We propose that habitat clutter is an additional important environmental factor that impacts eye evolution. Palearctic naked-toe geckos occupy (semi-)arid habitats with little vegetation cover, providing an unobstructed, long-range view, whereas Lepidoblepharis is active in leaf-litter on the ground [22], with obstructed vision and short viewing distances. Optical modelling has shown that large eyes enable larger visual ranges in both diurnal and nocturnal settings [23], hence larger eyes can provide a selective benefit by extending the target detection distance when emerging from a cluttered to an open habitat. Accordingly, Palearctic naked-toe geckos, released from the constraints of obstructed habitats, may have evolved larger eyes with longer visual ranges.

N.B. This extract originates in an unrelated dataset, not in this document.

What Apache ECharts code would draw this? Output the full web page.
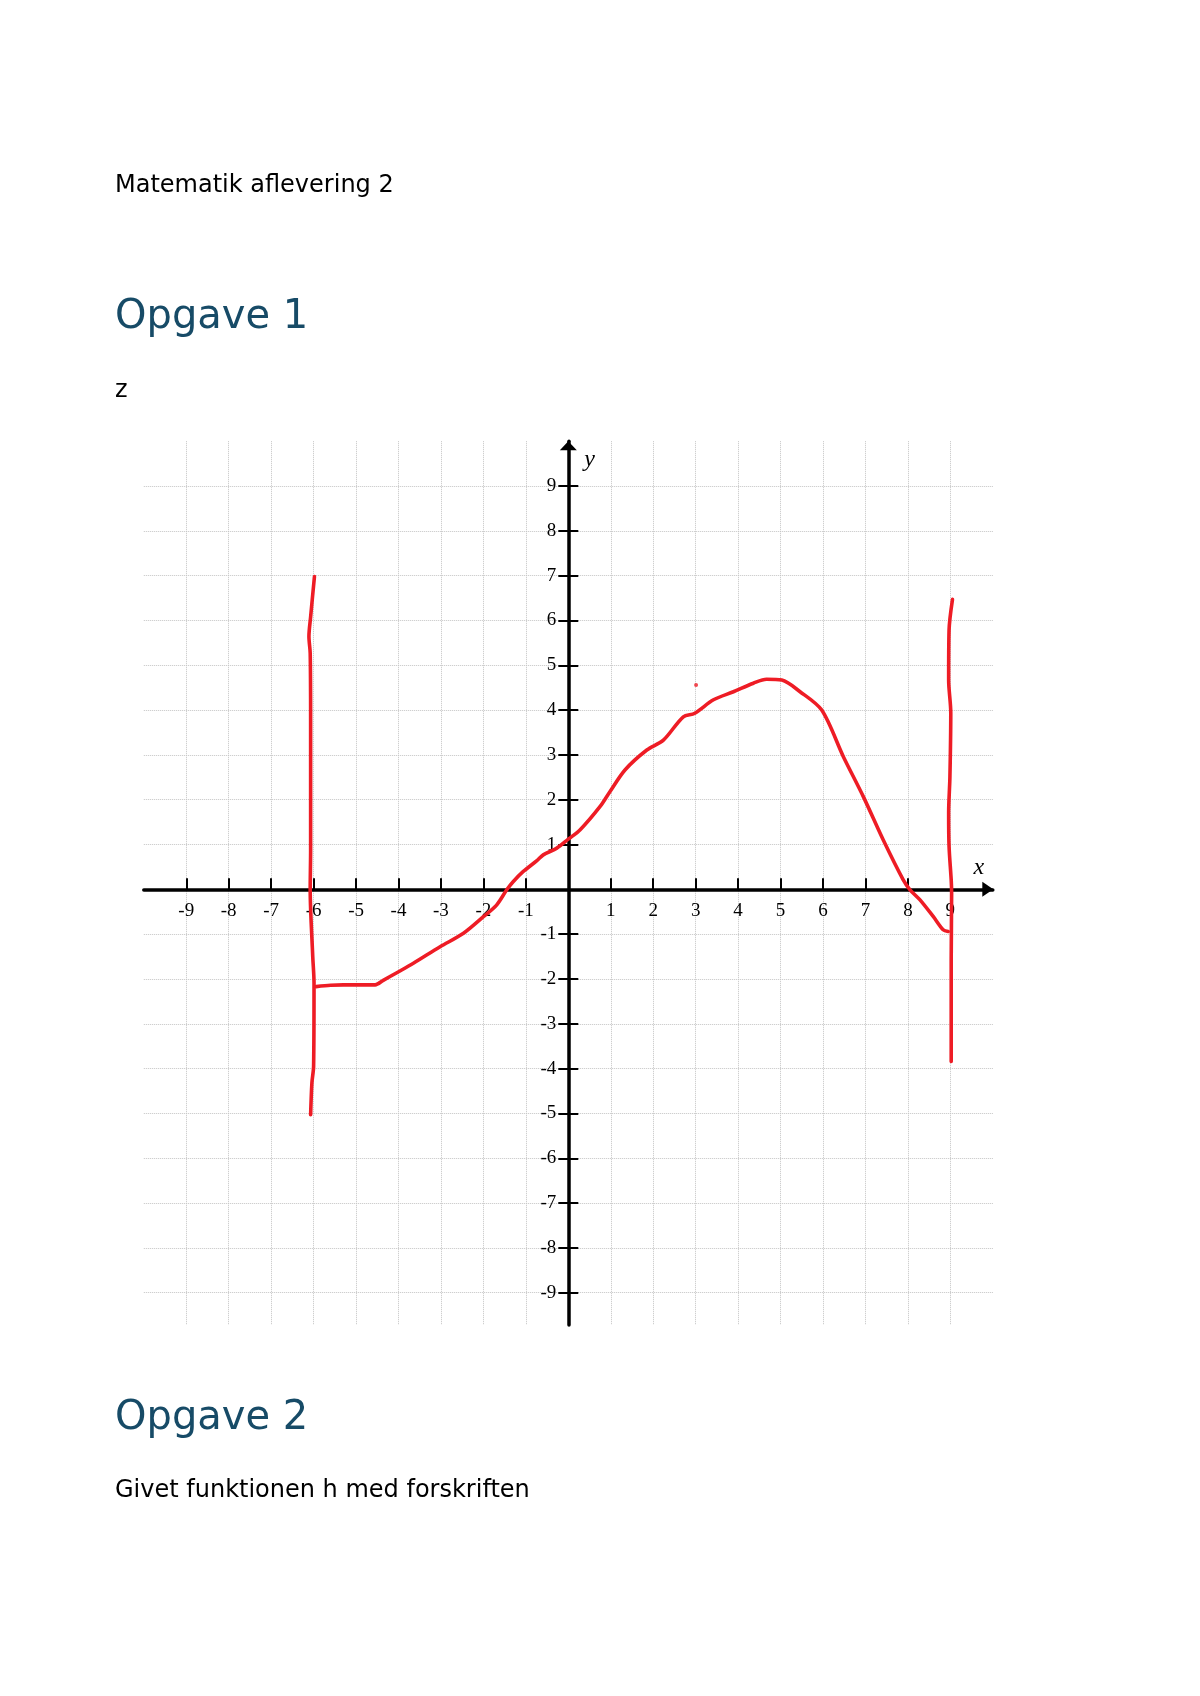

The reverse evolutionary transition, from uncluttered to obstructed habitats, likely results in selection against large eyes, which we may see in Lepidoblepharis, where leaf-litter constrains visual range. Precise habitat clutter data for geckos are unavailable, hence a formal test of this hypothesis is still wanted, but it is possible that the ground-dwelling/climbing axis of eye diversity [6] is related to habitat clutter, as ground-dwelling specialists tend to be more common in open habitats [22]. We propose that habitat and DAP jointly drive visual range, locomotor speed [24,25], and, ultimately, eye size evolution, offering a new perspective on Leuckart's Law [26]. However, even with full understanding of the photic environment, eye size can follow different evolutionary trajectories, as size is not the only determinant of visual performance. Eyes represent a many-to-one mapping system of structure to function [3], and future studies should integrate across different traits, including optics and retina structures.